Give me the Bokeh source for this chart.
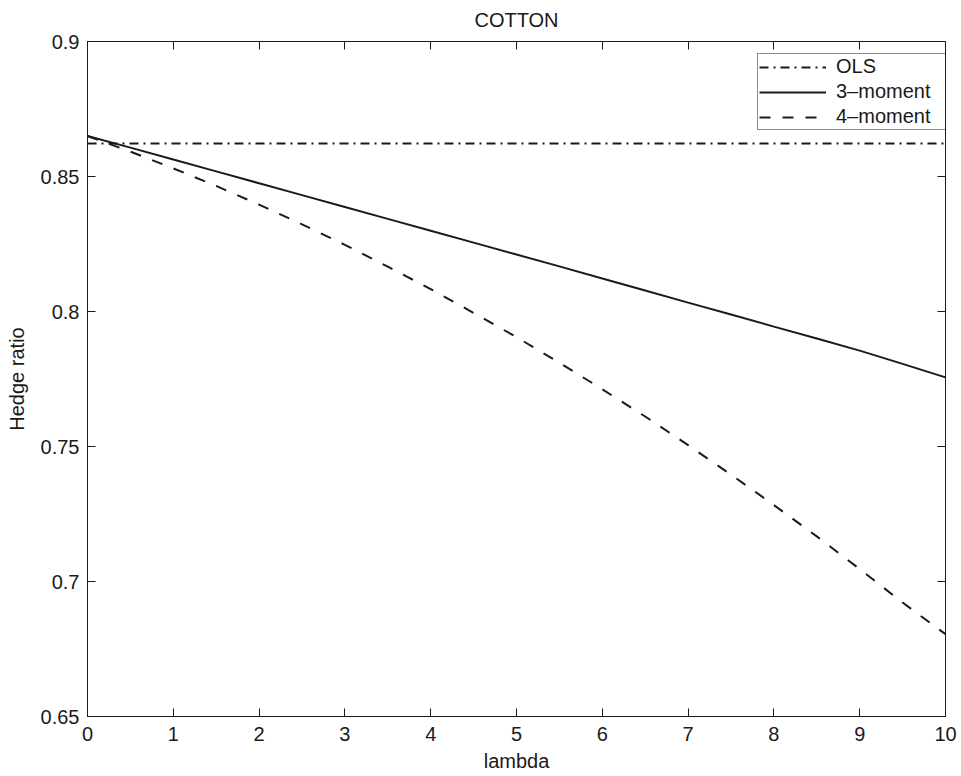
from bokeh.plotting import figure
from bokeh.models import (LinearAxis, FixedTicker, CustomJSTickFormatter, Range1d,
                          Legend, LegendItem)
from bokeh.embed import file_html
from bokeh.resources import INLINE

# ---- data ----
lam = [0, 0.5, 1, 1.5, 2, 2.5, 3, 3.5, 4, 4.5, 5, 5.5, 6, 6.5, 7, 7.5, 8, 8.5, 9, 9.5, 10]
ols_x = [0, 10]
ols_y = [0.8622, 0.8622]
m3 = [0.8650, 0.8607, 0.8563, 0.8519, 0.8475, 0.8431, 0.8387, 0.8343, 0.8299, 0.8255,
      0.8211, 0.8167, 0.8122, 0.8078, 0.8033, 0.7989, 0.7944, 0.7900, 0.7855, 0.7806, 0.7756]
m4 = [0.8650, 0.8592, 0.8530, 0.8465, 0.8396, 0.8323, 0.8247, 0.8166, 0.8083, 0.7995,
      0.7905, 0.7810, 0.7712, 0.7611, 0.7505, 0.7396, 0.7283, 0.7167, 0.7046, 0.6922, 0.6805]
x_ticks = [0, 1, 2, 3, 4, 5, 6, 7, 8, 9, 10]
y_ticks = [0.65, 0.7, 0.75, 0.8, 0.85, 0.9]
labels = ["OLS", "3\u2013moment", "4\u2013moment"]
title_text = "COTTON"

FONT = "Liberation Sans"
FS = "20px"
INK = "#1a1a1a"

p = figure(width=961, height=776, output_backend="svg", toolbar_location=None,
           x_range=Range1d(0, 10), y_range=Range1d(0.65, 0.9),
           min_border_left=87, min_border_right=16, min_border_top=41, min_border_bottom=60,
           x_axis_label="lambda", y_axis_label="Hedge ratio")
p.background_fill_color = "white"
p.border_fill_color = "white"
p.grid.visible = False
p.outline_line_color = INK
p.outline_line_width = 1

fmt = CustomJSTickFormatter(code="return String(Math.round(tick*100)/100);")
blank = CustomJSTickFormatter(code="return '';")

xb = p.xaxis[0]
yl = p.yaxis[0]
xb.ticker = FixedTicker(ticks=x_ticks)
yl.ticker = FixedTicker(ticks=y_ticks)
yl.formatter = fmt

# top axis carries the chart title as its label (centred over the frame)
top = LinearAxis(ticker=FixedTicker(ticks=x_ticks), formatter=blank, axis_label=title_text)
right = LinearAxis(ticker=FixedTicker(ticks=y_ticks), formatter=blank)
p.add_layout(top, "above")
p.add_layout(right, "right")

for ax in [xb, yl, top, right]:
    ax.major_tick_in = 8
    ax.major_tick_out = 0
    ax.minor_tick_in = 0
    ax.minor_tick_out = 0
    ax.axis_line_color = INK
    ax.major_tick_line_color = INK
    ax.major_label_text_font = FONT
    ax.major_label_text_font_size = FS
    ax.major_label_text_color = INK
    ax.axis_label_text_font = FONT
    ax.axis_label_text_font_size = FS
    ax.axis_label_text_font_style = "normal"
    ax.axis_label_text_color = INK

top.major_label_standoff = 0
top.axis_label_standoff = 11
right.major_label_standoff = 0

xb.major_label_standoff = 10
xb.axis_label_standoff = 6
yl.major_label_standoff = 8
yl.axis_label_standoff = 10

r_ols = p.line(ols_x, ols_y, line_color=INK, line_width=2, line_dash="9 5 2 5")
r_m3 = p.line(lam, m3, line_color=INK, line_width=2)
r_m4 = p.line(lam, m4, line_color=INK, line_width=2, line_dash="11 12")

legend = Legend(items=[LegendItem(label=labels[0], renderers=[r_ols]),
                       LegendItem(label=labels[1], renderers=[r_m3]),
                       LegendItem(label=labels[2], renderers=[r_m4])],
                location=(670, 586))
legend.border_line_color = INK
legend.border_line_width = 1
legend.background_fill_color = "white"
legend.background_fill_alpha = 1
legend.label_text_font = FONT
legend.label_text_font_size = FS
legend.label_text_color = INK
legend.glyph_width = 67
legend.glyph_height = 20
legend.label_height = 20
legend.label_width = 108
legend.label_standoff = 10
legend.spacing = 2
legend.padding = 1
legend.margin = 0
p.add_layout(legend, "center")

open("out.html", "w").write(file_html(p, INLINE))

--

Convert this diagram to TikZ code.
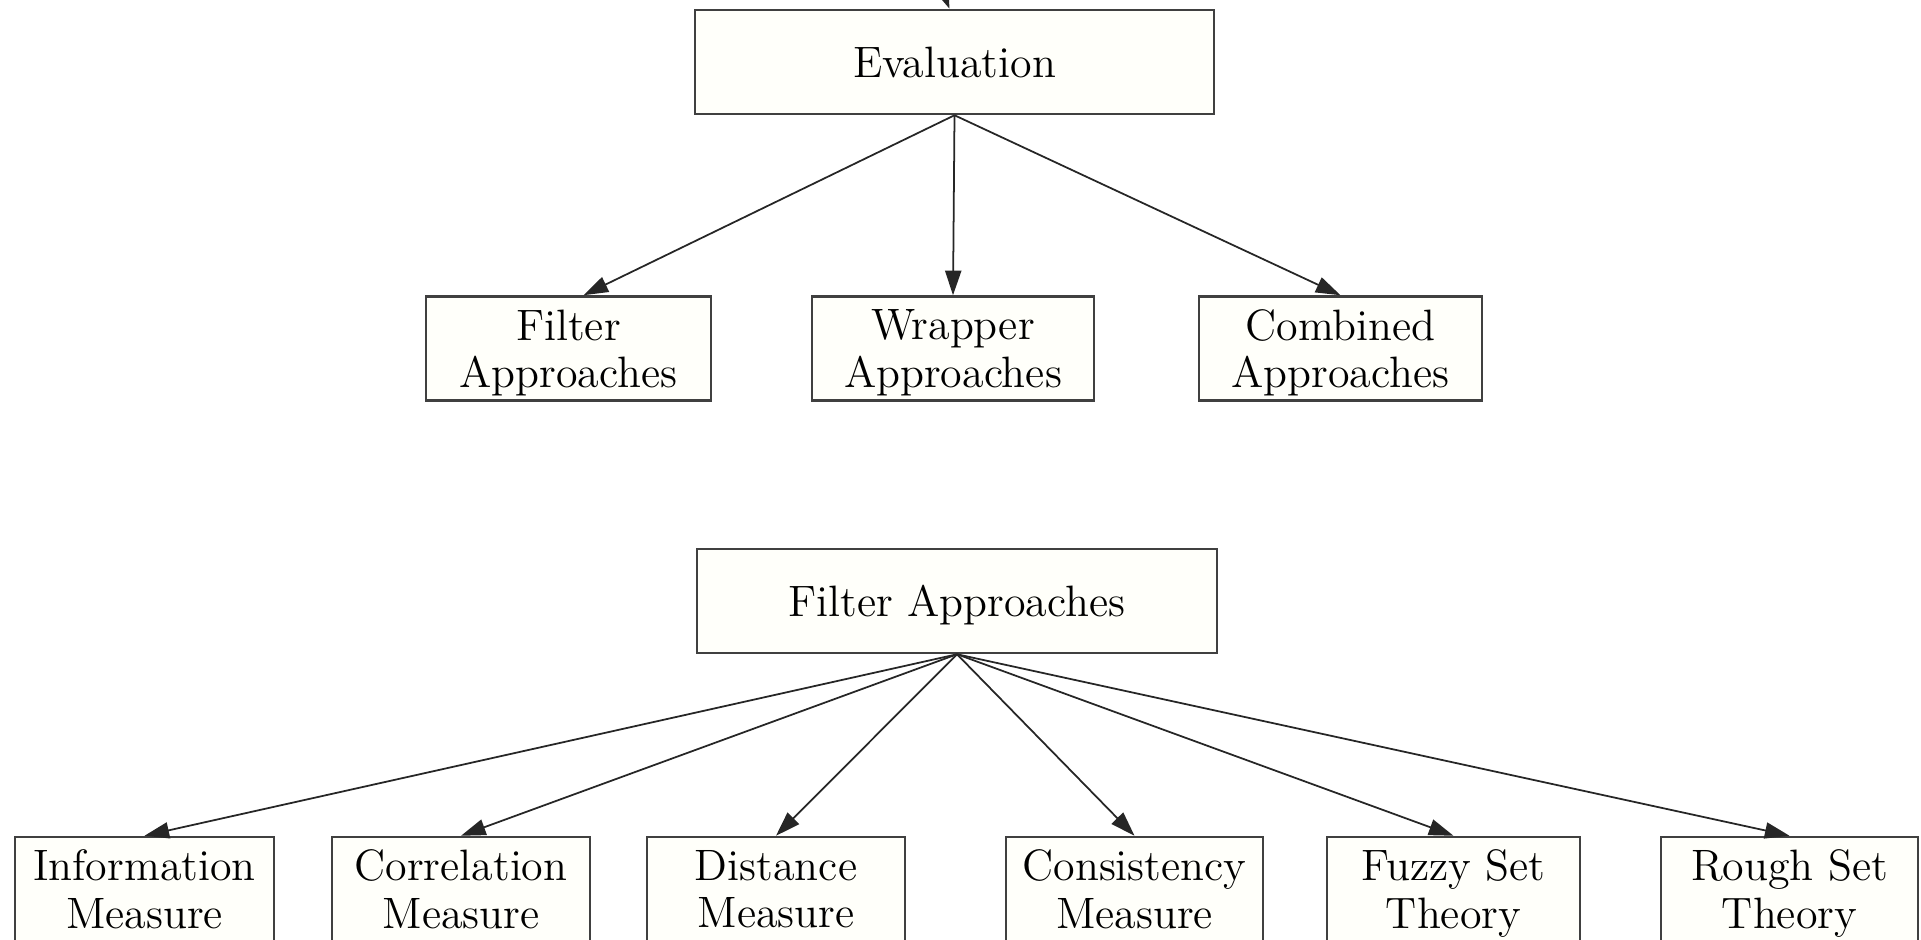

---

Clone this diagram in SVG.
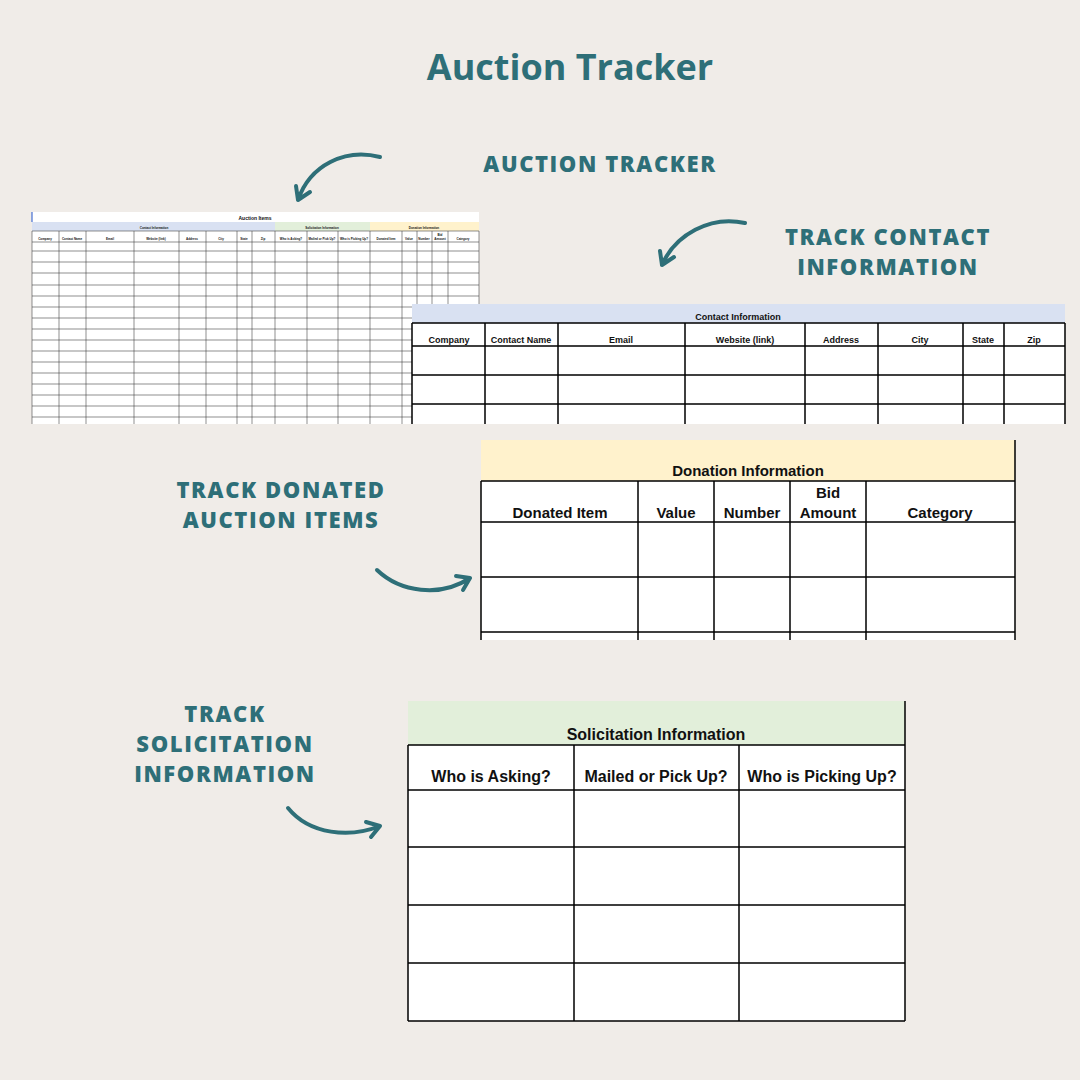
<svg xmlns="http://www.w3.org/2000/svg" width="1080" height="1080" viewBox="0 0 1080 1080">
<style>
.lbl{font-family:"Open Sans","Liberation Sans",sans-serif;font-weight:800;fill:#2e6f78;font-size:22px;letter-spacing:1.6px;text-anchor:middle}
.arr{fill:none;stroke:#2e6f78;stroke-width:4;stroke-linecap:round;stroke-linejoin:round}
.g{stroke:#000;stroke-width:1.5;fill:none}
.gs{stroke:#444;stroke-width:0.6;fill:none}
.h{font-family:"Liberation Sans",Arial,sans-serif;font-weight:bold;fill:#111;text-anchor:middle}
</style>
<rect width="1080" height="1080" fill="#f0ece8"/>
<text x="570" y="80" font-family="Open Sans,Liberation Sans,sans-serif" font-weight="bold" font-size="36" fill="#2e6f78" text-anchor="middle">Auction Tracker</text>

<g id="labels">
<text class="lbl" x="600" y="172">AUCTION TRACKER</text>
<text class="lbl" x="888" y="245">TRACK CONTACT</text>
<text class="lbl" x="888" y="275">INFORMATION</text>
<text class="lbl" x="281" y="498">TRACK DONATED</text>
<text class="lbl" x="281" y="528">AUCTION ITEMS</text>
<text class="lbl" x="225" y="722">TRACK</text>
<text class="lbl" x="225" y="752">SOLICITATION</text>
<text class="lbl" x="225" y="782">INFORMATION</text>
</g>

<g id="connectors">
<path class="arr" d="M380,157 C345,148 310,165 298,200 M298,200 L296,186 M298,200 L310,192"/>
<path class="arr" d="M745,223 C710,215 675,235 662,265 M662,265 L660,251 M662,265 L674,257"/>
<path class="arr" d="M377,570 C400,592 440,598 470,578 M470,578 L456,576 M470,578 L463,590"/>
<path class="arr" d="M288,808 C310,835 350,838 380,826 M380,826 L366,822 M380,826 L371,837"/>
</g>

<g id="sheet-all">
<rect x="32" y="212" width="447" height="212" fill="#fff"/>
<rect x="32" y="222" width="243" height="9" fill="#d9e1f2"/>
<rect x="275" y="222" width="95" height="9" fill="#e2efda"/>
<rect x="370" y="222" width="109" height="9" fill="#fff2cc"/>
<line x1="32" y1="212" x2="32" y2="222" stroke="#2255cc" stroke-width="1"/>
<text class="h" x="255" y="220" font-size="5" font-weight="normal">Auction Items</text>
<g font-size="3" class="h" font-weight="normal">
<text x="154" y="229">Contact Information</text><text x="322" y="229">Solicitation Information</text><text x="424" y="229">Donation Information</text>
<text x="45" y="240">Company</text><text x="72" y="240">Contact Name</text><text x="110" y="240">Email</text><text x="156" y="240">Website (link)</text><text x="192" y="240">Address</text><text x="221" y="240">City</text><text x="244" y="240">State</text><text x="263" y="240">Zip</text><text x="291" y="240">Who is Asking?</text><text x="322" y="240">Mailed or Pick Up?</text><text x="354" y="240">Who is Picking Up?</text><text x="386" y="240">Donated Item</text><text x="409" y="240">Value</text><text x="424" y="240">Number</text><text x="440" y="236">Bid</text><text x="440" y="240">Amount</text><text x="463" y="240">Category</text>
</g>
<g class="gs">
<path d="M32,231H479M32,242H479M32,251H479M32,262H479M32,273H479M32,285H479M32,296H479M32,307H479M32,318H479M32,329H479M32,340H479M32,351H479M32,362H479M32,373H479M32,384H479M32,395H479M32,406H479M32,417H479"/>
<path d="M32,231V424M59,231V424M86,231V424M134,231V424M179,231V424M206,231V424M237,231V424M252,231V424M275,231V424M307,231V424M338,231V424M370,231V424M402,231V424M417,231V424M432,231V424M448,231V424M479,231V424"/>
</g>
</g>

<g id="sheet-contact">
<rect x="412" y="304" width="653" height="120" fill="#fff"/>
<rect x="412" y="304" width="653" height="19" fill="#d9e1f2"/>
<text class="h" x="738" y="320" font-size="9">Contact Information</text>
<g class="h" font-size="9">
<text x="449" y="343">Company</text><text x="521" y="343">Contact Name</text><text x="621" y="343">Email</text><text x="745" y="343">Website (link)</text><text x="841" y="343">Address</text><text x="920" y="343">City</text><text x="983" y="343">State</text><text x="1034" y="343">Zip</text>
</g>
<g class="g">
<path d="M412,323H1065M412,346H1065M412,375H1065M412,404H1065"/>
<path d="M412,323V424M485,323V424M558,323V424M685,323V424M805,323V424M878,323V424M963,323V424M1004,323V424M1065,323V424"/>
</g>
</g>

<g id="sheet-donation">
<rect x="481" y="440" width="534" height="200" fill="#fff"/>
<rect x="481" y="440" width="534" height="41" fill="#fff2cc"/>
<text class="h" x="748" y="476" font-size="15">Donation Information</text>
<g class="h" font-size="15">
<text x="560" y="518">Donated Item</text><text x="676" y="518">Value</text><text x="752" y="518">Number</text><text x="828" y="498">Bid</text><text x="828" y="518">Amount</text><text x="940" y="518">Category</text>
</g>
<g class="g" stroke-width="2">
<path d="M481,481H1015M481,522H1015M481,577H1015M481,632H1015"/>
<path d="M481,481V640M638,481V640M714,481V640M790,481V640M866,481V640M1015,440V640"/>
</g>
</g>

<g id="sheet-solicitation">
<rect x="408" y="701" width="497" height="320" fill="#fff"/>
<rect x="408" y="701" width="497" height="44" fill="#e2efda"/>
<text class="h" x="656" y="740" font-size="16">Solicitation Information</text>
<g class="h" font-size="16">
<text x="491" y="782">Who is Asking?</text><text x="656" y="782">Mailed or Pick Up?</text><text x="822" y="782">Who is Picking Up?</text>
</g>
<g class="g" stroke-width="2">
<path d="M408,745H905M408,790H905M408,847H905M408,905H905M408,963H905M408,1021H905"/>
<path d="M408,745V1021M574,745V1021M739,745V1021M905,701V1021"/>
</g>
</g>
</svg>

## WHAT THIS TASK INVOLVES
Pictures should be left out. Retype only the run of lines from the line containing "Give me the Bokeh source for this chart." to the line containing "from bokeh.resources import INLINE", inclusive.

## COMPLETED EXERCISE
Give me the Bokeh source for this chart.
from bokeh.plotting import figure
from bokeh.models import (LinearAxis, FixedTicker, CustomJSTickFormatter, Range1d,
                          Legend, LegendItem)
from bokeh.embed import file_html
from bokeh.resources import INLINE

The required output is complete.